Work to be completed: Your task is to repeat the entries underneath exactly, minus the pictures.

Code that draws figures

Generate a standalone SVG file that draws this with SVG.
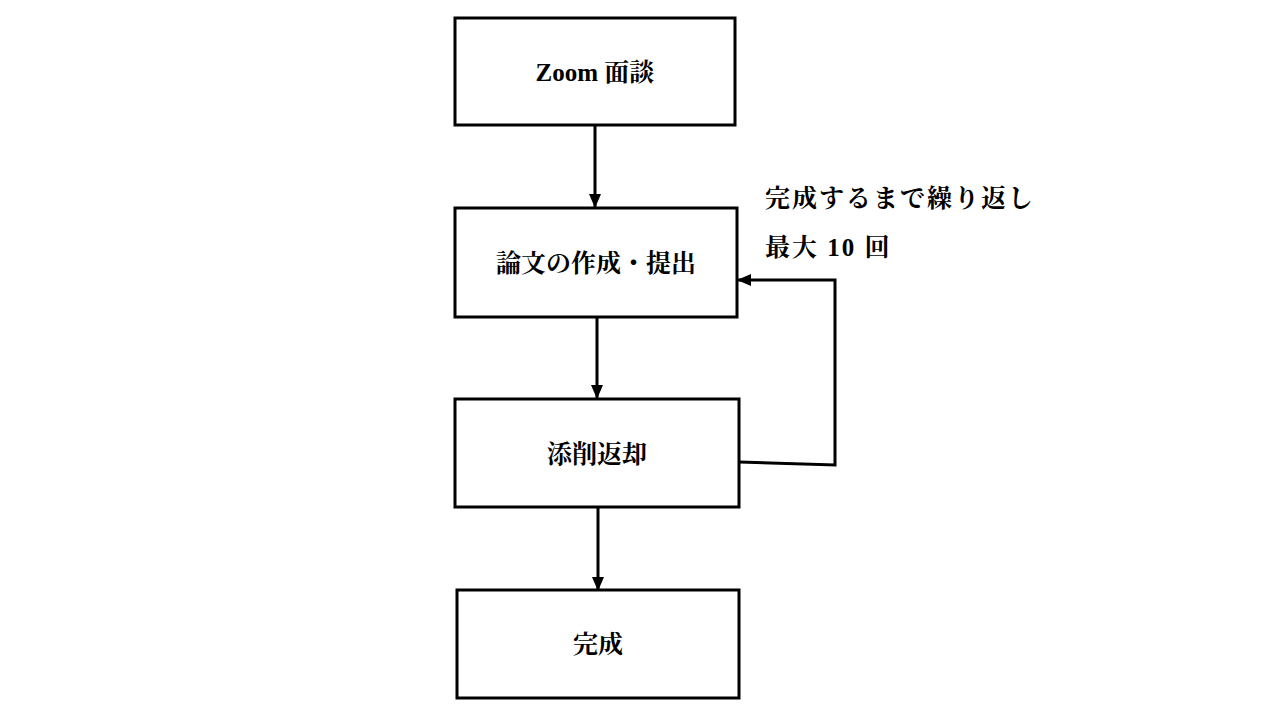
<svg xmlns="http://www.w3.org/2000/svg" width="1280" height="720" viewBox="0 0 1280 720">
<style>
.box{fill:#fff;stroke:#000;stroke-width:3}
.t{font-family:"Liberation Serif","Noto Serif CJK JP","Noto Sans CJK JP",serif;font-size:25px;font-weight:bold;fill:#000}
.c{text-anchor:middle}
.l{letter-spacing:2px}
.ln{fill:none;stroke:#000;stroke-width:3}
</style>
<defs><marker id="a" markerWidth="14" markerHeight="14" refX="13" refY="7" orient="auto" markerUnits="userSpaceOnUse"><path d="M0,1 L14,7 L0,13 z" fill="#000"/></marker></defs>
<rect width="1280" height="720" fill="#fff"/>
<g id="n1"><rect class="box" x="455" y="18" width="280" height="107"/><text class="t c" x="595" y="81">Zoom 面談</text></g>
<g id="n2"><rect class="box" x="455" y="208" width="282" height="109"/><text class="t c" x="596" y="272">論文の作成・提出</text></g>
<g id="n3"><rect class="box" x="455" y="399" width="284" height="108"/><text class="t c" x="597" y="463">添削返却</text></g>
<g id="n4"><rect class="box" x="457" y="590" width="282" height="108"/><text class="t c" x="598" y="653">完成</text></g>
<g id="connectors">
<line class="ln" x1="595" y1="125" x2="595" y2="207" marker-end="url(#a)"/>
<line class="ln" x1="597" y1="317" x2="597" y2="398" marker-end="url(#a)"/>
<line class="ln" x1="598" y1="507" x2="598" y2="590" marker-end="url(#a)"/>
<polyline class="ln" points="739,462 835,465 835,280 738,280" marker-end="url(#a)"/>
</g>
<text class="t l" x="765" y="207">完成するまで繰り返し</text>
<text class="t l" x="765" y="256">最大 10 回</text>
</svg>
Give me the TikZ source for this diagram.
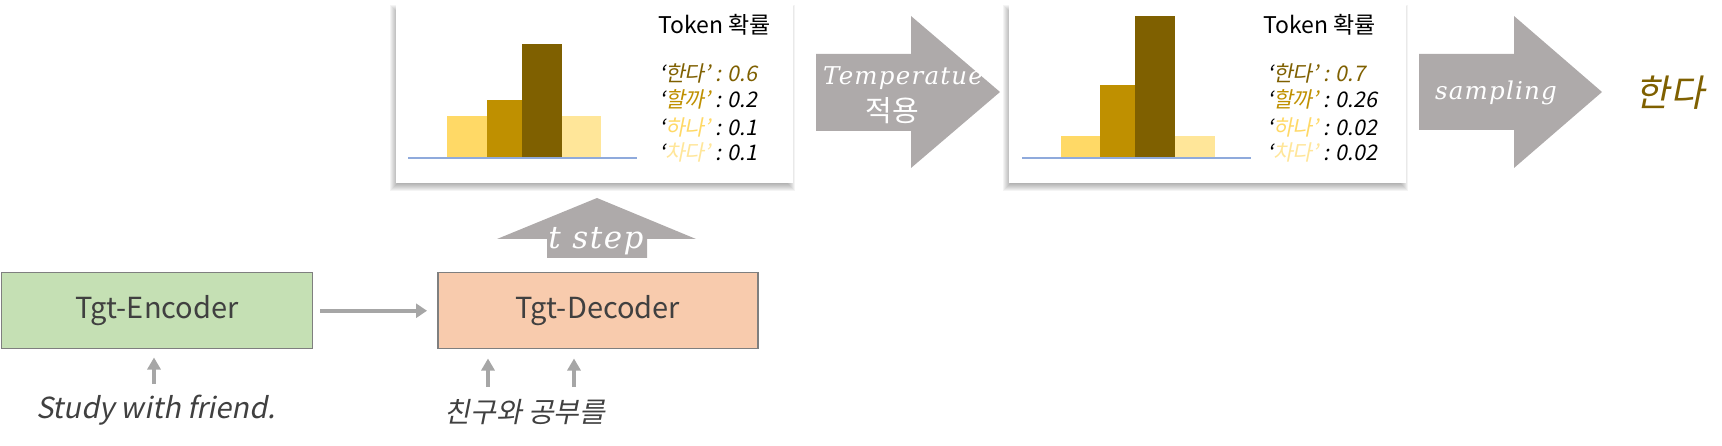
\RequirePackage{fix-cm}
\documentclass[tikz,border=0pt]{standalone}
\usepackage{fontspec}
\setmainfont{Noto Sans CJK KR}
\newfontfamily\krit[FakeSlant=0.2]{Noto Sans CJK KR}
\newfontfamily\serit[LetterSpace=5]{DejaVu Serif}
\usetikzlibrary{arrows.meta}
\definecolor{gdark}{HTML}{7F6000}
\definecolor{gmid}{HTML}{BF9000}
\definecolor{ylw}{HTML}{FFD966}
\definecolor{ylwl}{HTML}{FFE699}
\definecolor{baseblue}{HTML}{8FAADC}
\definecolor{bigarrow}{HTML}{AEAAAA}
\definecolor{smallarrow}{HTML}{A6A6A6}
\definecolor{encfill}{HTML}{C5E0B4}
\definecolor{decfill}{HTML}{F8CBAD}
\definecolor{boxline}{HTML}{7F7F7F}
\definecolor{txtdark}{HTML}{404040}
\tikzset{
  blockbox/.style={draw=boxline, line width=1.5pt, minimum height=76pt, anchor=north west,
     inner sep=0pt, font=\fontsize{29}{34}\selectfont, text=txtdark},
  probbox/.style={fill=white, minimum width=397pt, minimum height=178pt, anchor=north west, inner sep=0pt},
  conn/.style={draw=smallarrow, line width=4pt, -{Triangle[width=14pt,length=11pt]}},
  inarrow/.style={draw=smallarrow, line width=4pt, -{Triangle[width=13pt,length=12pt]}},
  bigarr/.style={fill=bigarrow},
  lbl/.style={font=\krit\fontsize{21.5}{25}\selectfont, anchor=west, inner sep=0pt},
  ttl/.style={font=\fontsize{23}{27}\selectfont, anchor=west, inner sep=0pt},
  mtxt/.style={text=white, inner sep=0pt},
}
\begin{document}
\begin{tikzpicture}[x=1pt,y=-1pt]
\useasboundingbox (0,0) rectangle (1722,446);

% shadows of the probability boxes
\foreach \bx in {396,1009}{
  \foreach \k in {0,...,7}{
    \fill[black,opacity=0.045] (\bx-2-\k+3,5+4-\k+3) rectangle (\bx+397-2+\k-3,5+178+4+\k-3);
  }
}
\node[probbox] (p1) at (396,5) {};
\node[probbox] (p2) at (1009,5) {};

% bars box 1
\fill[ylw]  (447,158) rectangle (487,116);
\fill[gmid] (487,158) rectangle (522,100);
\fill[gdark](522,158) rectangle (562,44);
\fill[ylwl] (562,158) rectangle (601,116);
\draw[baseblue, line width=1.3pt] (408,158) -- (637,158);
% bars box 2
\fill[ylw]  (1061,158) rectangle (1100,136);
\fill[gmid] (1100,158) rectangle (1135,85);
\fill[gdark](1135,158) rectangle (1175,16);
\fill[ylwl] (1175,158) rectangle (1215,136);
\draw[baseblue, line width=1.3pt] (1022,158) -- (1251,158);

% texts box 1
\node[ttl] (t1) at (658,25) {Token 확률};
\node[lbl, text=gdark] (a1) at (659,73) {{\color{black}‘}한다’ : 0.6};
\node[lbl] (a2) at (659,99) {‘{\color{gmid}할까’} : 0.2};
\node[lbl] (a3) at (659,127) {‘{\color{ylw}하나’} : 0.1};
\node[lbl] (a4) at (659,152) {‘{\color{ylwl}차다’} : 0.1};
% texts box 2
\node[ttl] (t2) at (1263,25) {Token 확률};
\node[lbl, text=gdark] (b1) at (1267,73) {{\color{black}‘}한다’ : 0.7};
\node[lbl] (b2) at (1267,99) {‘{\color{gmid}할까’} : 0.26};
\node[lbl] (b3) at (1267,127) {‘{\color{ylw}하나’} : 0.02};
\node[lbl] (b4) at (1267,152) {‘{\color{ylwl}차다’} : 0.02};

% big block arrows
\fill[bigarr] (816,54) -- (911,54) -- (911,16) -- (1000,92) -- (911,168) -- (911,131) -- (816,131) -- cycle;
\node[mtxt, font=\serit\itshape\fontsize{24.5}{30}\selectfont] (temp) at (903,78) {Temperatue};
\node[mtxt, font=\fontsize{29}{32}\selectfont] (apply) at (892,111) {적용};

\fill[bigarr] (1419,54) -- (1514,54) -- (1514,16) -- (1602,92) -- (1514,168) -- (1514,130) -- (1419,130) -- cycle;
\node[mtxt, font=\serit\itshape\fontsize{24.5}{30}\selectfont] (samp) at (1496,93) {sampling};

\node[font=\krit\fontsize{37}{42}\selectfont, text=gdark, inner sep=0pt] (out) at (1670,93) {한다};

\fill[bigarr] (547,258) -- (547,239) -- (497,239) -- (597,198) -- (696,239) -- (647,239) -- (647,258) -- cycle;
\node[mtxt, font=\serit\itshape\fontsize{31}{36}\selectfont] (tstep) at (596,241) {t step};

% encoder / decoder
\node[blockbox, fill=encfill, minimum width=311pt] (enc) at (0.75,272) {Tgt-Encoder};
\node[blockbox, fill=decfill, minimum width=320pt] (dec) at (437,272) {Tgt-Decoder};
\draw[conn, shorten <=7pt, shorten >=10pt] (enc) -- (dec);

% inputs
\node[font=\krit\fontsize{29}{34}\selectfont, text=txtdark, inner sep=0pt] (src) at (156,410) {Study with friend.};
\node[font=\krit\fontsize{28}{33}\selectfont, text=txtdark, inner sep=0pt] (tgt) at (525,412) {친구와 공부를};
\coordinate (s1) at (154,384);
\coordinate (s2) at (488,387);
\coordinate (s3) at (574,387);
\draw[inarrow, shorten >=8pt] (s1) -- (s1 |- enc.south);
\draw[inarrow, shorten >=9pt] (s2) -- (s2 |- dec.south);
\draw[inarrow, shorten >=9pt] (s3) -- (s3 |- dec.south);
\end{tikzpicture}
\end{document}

Solution to this exercise:
Generate a standalone SVG file that draws this with SVG.
<svg xmlns="http://www.w3.org/2000/svg" width="1280" height="720" viewBox="0 0 1280 720">
<style>
.box{fill:#fff;stroke:#000;stroke-width:3}
.t{font-family:"Liberation Serif","Noto Serif CJK JP","Noto Sans CJK JP",serif;font-size:25px;font-weight:bold;fill:#000}
.c{text-anchor:middle}
.l{letter-spacing:2px}
.ln{fill:none;stroke:#000;stroke-width:3}
</style>
<defs><marker id="a" markerWidth="14" markerHeight="14" refX="13" refY="7" orient="auto" markerUnits="userSpaceOnUse"><path d="M0,1 L14,7 L0,13 z" fill="#000"/></marker></defs>
<rect width="1280" height="720" fill="#fff"/>
<g id="n1"><rect class="box" x="455" y="18" width="280" height="107"/><text class="t c" x="595" y="81">Zoom 面談</text></g>
<g id="n2"><rect class="box" x="455" y="208" width="282" height="109"/><text class="t c" x="596" y="272">論文の作成・提出</text></g>
<g id="n3"><rect class="box" x="455" y="399" width="284" height="108"/><text class="t c" x="597" y="463">添削返却</text></g>
<g id="n4"><rect class="box" x="457" y="590" width="282" height="108"/><text class="t c" x="598" y="653">完成</text></g>
<g id="connectors">
<line class="ln" x1="595" y1="125" x2="595" y2="207" marker-end="url(#a)"/>
<line class="ln" x1="597" y1="317" x2="597" y2="398" marker-end="url(#a)"/>
<line class="ln" x1="598" y1="507" x2="598" y2="590" marker-end="url(#a)"/>
<polyline class="ln" points="739,462 835,465 835,280 738,280" marker-end="url(#a)"/>
</g>
<text class="t l" x="765" y="207">完成するまで繰り返し</text>
<text class="t l" x="765" y="256">最大 10 回</text>
</svg>
Give me the TikZ source for this diagram.
\RequirePackage{fix-cm}
\documentclass[tikz,border=0pt]{standalone}
\usepackage{fontspec}
\setmainfont{Noto Sans CJK KR}
\newfontfamily\krit[FakeSlant=0.2]{Noto Sans CJK KR}
\newfontfamily\serit[LetterSpace=5]{DejaVu Serif}
\usetikzlibrary{arrows.meta}
\definecolor{gdark}{HTML}{7F6000}
\definecolor{gmid}{HTML}{BF9000}
\definecolor{ylw}{HTML}{FFD966}
\definecolor{ylwl}{HTML}{FFE699}
\definecolor{baseblue}{HTML}{8FAADC}
\definecolor{bigarrow}{HTML}{AEAAAA}
\definecolor{smallarrow}{HTML}{A6A6A6}
\definecolor{encfill}{HTML}{C5E0B4}
\definecolor{decfill}{HTML}{F8CBAD}
\definecolor{boxline}{HTML}{7F7F7F}
\definecolor{txtdark}{HTML}{404040}
\tikzset{
  blockbox/.style={draw=boxline, line width=1.5pt, minimum height=76pt, anchor=north west,
     inner sep=0pt, font=\fontsize{29}{34}\selectfont, text=txtdark},
  probbox/.style={fill=white, minimum width=397pt, minimum height=178pt, anchor=north west, inner sep=0pt},
  conn/.style={draw=smallarrow, line width=4pt, -{Triangle[width=14pt,length=11pt]}},
  inarrow/.style={draw=smallarrow, line width=4pt, -{Triangle[width=13pt,length=12pt]}},
  bigarr/.style={fill=bigarrow},
  lbl/.style={font=\krit\fontsize{21.5}{25}\selectfont, anchor=west, inner sep=0pt},
  ttl/.style={font=\fontsize{23}{27}\selectfont, anchor=west, inner sep=0pt},
  mtxt/.style={text=white, inner sep=0pt},
}
\begin{document}
\begin{tikzpicture}[x=1pt,y=-1pt]
\useasboundingbox (0,0) rectangle (1722,446);

% shadows of the probability boxes
\foreach \bx in {396,1009}{
  \foreach \k in {0,...,7}{
    \fill[black,opacity=0.045] (\bx-2-\k+3,5+4-\k+3) rectangle (\bx+397-2+\k-3,5+178+4+\k-3);
  }
}
\node[probbox] (p1) at (396,5) {};
\node[probbox] (p2) at (1009,5) {};

% bars box 1
\fill[ylw]  (447,158) rectangle (487,116);
\fill[gmid] (487,158) rectangle (522,100);
\fill[gdark](522,158) rectangle (562,44);
\fill[ylwl] (562,158) rectangle (601,116);
\draw[baseblue, line width=1.3pt] (408,158) -- (637,158);
% bars box 2
\fill[ylw]  (1061,158) rectangle (1100,136);
\fill[gmid] (1100,158) rectangle (1135,85);
\fill[gdark](1135,158) rectangle (1175,16);
\fill[ylwl] (1175,158) rectangle (1215,136);
\draw[baseblue, line width=1.3pt] (1022,158) -- (1251,158);

% texts box 1
\node[ttl] (t1) at (658,25) {Token 확률};
\node[lbl, text=gdark] (a1) at (659,73) {{\color{black}‘}한다’ : 0.6};
\node[lbl] (a2) at (659,99) {‘{\color{gmid}할까’} : 0.2};
\node[lbl] (a3) at (659,127) {‘{\color{ylw}하나’} : 0.1};
\node[lbl] (a4) at (659,152) {‘{\color{ylwl}차다’} : 0.1};
% texts box 2
\node[ttl] (t2) at (1263,25) {Token 확률};
\node[lbl, text=gdark] (b1) at (1267,73) {{\color{black}‘}한다’ : 0.7};
\node[lbl] (b2) at (1267,99) {‘{\color{gmid}할까’} : 0.26};
\node[lbl] (b3) at (1267,127) {‘{\color{ylw}하나’} : 0.02};
\node[lbl] (b4) at (1267,152) {‘{\color{ylwl}차다’} : 0.02};

% big block arrows
\fill[bigarr] (816,54) -- (911,54) -- (911,16) -- (1000,92) -- (911,168) -- (911,131) -- (816,131) -- cycle;
\node[mtxt, font=\serit\itshape\fontsize{24.5}{30}\selectfont] (temp) at (903,78) {Temperatue};
\node[mtxt, font=\fontsize{29}{32}\selectfont] (apply) at (892,111) {적용};

\fill[bigarr] (1419,54) -- (1514,54) -- (1514,16) -- (1602,92) -- (1514,168) -- (1514,130) -- (1419,130) -- cycle;
\node[mtxt, font=\serit\itshape\fontsize{24.5}{30}\selectfont] (samp) at (1496,93) {sampling};

\node[font=\krit\fontsize{37}{42}\selectfont, text=gdark, inner sep=0pt] (out) at (1670,93) {한다};

\fill[bigarr] (547,258) -- (547,239) -- (497,239) -- (597,198) -- (696,239) -- (647,239) -- (647,258) -- cycle;
\node[mtxt, font=\serit\itshape\fontsize{31}{36}\selectfont] (tstep) at (596,241) {t step};

% encoder / decoder
\node[blockbox, fill=encfill, minimum width=311pt] (enc) at (0.75,272) {Tgt-Encoder};
\node[blockbox, fill=decfill, minimum width=320pt] (dec) at (437,272) {Tgt-Decoder};
\draw[conn, shorten <=7pt, shorten >=10pt] (enc) -- (dec);

% inputs
\node[font=\krit\fontsize{29}{34}\selectfont, text=txtdark, inner sep=0pt] (src) at (156,410) {Study with friend.};
\node[font=\krit\fontsize{28}{33}\selectfont, text=txtdark, inner sep=0pt] (tgt) at (525,412) {친구와 공부를};
\coordinate (s1) at (154,384);
\coordinate (s2) at (488,387);
\coordinate (s3) at (574,387);
\draw[inarrow, shorten >=8pt] (s1) -- (s1 |- enc.south);
\draw[inarrow, shorten >=9pt] (s2) -- (s2 |- dec.south);
\draw[inarrow, shorten >=9pt] (s3) -- (s3 |- dec.south);
\end{tikzpicture}
\end{document}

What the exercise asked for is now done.